Governance and infrastructure are overseen by CowDAO, where COW token holders participate in decision-making and enjoy benefits such as discounts on CowSwap fees, aligning with the long-term success and security of the protocol. CoW Protocol promotes direct peer-to-peer trading among users, reducing slippage and trading costs, ensuring the best execution rates through extensive scanning of decentralized exchanges and aggregators.
4. CoW Protocol Team and Financing Information
CoW Protocol is led by Anna George (co-founder and CEO) and Olga Fetisova (data head). The team has a strong technical background and industry experience, dedicated to building a secure and fair decentralized trading platform.
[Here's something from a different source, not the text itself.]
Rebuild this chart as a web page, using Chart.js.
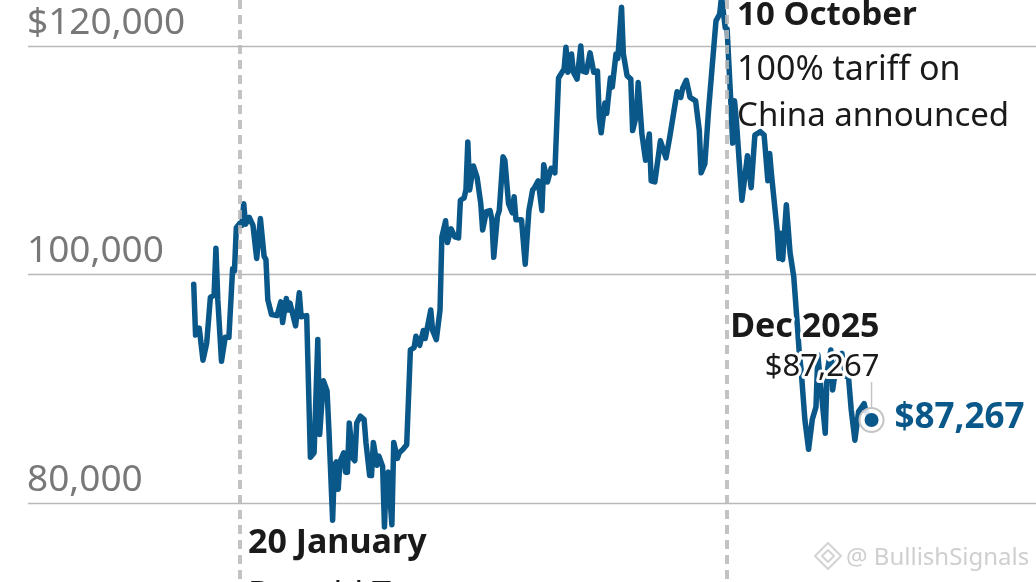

In March 2022, CoW Protocol completed a $23 million private fundraising round, with investors including 0x, 1kx, Blockchain Capital, Ethereal Ventures, Robot Ventures, SevenX Ventures, Delphi Digital, Hack VC, mgnr, Dialectic, Collider Ventures, imToken Ventures, LongHash Ventures, P2P Capital, and Kronos Research, raising $15 million, with the remaining funds raised from 5,000 community members.
5. CoW Token Economics
The native token of CoW Protocol is COW, and its token economics is designed to promote governance, incentives, and value capture for the protocol. Total supply: 1 billion COW tokens. In terms of governance, COW token holders can participate in the governance of CoW DAO, voting to determine key parameters and development directions of the protocol, safeguarding the common interests of the community. COW tokens are used to reward solvers who provide optimal trading paths within the protocol, incentivizing them to continuously optimize trade execution and enhance user experience.
The main distribution methods are as follows:
Cow DAO Treasury: 44.4% (444,000,000 COW)
Development Team: 15% (150,000,000 COW)
Community Investors: 10% (100,000,000 COW)
Gnosis DAO: 10% (100,000,000 COW)
Airdrop: 10% (100,000,000 COW)
Partners: 10% (100,000,000 COW)
Advisors: 0.6% (6,000,000 COW)
CoW Protocol plans to implement a protocol fee mechanism, with part of the revenue used to buy back and burn COW tokens, aiming to reduce market supply and potentially enhance token value.
6. Future Value Analysis of CoW
Overseas analysts predict that if Cowswap successfully implements the "fee switch" strategy, which involves paying solver rewards in ETH or stablecoins, the issuance of COW is expected to significantly decrease by over 40%. The realization of this proposal means that CoW Protocol will have the ability to autonomously collect fees. As trading demand continues to grow, protocol fees will be continuously injected into the DAO treasury in the form of COW tokens, effectively reducing the circulation of COW in the market.
From a theoretical perspective, the increase in Cowswap's real income, the reduction in circulation, and the provision of MEV protection and intent narrative, among other factors, all positively influence its token price. Under the combined effect of these factors, the market value of COW is expected to rise.
However, we must also recognize that Cowswap still has a significant gap in market capitalization and scale compared to leading enterprises in the DEX space. Therefore, whether Cowswap can continue to attract users and expand its market share will be a key factor in determining its future development.